Our entire SQL system ran in RAM (yes, a lot of RAM) as a mirror to another server who tried valiantly to write to disc. (That poor machine burned out RAID drives on average of once every 3-4 months due to “old age.” RAID is good.)
Notably, the objects had to be flushed to database when being removed from cache, e.g. due to exceeding the cache RAM allowance.
3) in-memory database … I hadn't run across this precise situation. We did have “transaction-like” logic, but it all occurred on the level of Java getters/setters.

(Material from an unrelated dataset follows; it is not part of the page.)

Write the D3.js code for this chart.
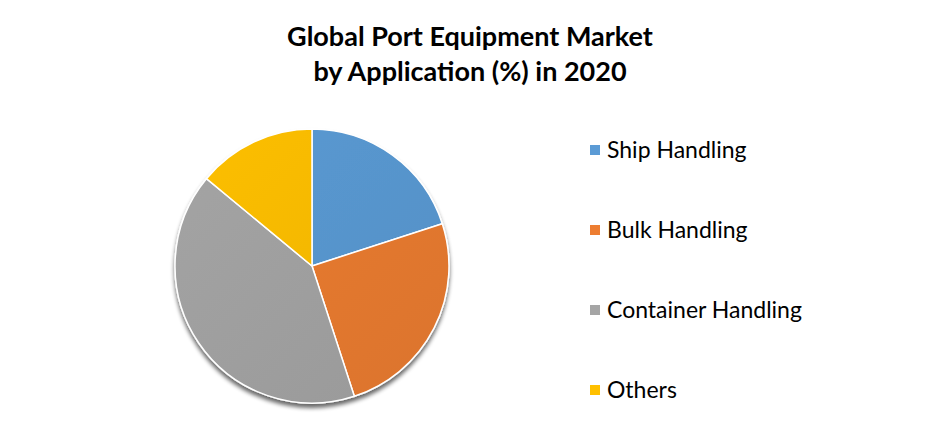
<!DOCTYPE html>
<html>
<head>
<meta charset="utf-8">
<script src="https://cdn.jsdelivr.net/npm/d3@7"></script>
<style>
  body { margin: 0; background: #fff; }
  text { font-family: Lato, "Open Sans", sans-serif; }
</style>
</head>
<body>
<div id="chart"></div>
<script>
var categories = ["Ship Handling", "Bulk Handling", "Container Handling", "Others"];
var shares = [20, 25, 41, 14];
var colors = ["#5b9bd5", "#ed7d31", "#a5a5a5", "#ffc000"];
var titleLines = ["Global Port Equipment Market", "by Application (%) in 2020"];

var width = 940, height = 448;
var pieSpecs = {cx: 312, cy: 266, r: 137};
var legendSpecs = {x: 590, y0: 150, step: 80, box: 10};

var svg = d3.select("#chart").append("svg").attr("width", width).attr("height", height);
var defs = svg.append("defs");

var shadow = defs.append("filter").attr("id", "shadow").attr("x", "-20%").attr("y", "-20%")
    .attr("width", "140%").attr("height", "140%");
shadow.append("feGaussianBlur").attr("in", "SourceAlpha").attr("stdDeviation", 2);
shadow.append("feOffset").attr("dx", 0).attr("dy", 4).attr("result", "blur");
shadow.append("feComponentTransfer").append("feFuncA").attr("type", "linear").attr("slope", 0.6);
var merge = shadow.append("feMerge");
merge.append("feMergeNode");
merge.append("feMergeNode").attr("in", "SourceGraphic");

colors.forEach(function(c, i) {
    var g = defs.append("linearGradient").attr("id", "grad" + i)
        .attr("gradientUnits", "userSpaceOnUse")
        .attr("x1", -pieSpecs.r).attr("y1", -pieSpecs.r)
        .attr("x2", pieSpecs.r).attr("y2", pieSpecs.r);
    g.append("stop").attr("offset", "0%").attr("stop-color", d3.color(c).darker(0.02));
    g.append("stop").attr("offset", "100%").attr("stop-color", d3.color(c).darker(0.22));
});

// title
svg.append("g").selectAll("text").data(titleLines).enter().append("text")
    .attr("x", 470).attr("y", function(d, i) { return 46 + i * 35; })
    .attr("text-anchor", "middle").attr("font-size", 27).attr("font-weight", "bold")
    .attr("fill", "#000").text(function(d) { return d; });

// pie
var pie = d3.pie().sort(null).value(function(d) { return d; });
var arc = d3.arc().innerRadius(0).outerRadius(pieSpecs.r);

var pieG = svg.append("g").attr("transform", "translate(" + pieSpecs.cx + "," + pieSpecs.cy + ")")
    .attr("filter", "url(#shadow)");
pieG.selectAll("path").data(pie(shares)).enter().append("path")
    .attr("d", arc)
    .attr("fill", function(d, i) { return "url(#grad" + i + ")"; })
    .attr("stroke", "#fff").attr("stroke-width", 1.5);

// legend
var leg = svg.append("g").selectAll("g").data(categories).enter().append("g")
    .attr("transform", function(d, i) { return "translate(" + legendSpecs.x + "," + (legendSpecs.y0 + i * legendSpecs.step) + ")"; });
leg.append("rect").attr("x", 0).attr("y", -legendSpecs.box / 2).attr("width", legendSpecs.box).attr("height", legendSpecs.box)
    .attr("fill", function(d, i) { return colors[i]; });
leg.append("text").attr("x", 17).attr("y", 0).attr("dy", "0.35em")
    .attr("font-size", 23).attr("fill", "#000").text(function(d) { return d; });
</script>
</body>
</html>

And, in regards to your latter points:
1) Yes, PostgreSQL and MySQL in particular deal well with this, particularly when you use a RAMdisk mirror of the database to attempt to minimize actual HDD wear and tear. In my experience, MMO's do tend to hammer the database more than is strictly necessary, however. Our “5 second rule”* was built specifically to avoid having to solve the problem “correctly.” Each of our setters would call changed
. In our usage pattern, we found that an object typically had either 1 field changed, and then no activity for some time, or else had a “storm” of updates happen, where many fields changed in a row. Building proper transactions or so (e.g. informing the object that it was about to accept many writes, and should wait for a moment before saving itself to the DB) would have involved more planning, logic, and major rewrites of the system; so, instead, we bypassed the situation.
2) Well, there's my design above :-)
In point of fact, the MMO engine I'm presently working on uses even more reliance upon in-RAM SQL databases, and (I hope) will be doing so a bit better. However, that system is being built using an Entity-Component-System model, rather than the OOP model that I described above.
If you already are based on an OOP model, shifting to ECS is a pretty paradigm shift and, if you can make OOP work for your purposes, it's probably better to stick with what your team already knows.
*- “the 5 second rule” is a colloquial US “folk belief” that after dropping food on the floor, it's still OK to eat it if you pick it up within 5 seconds.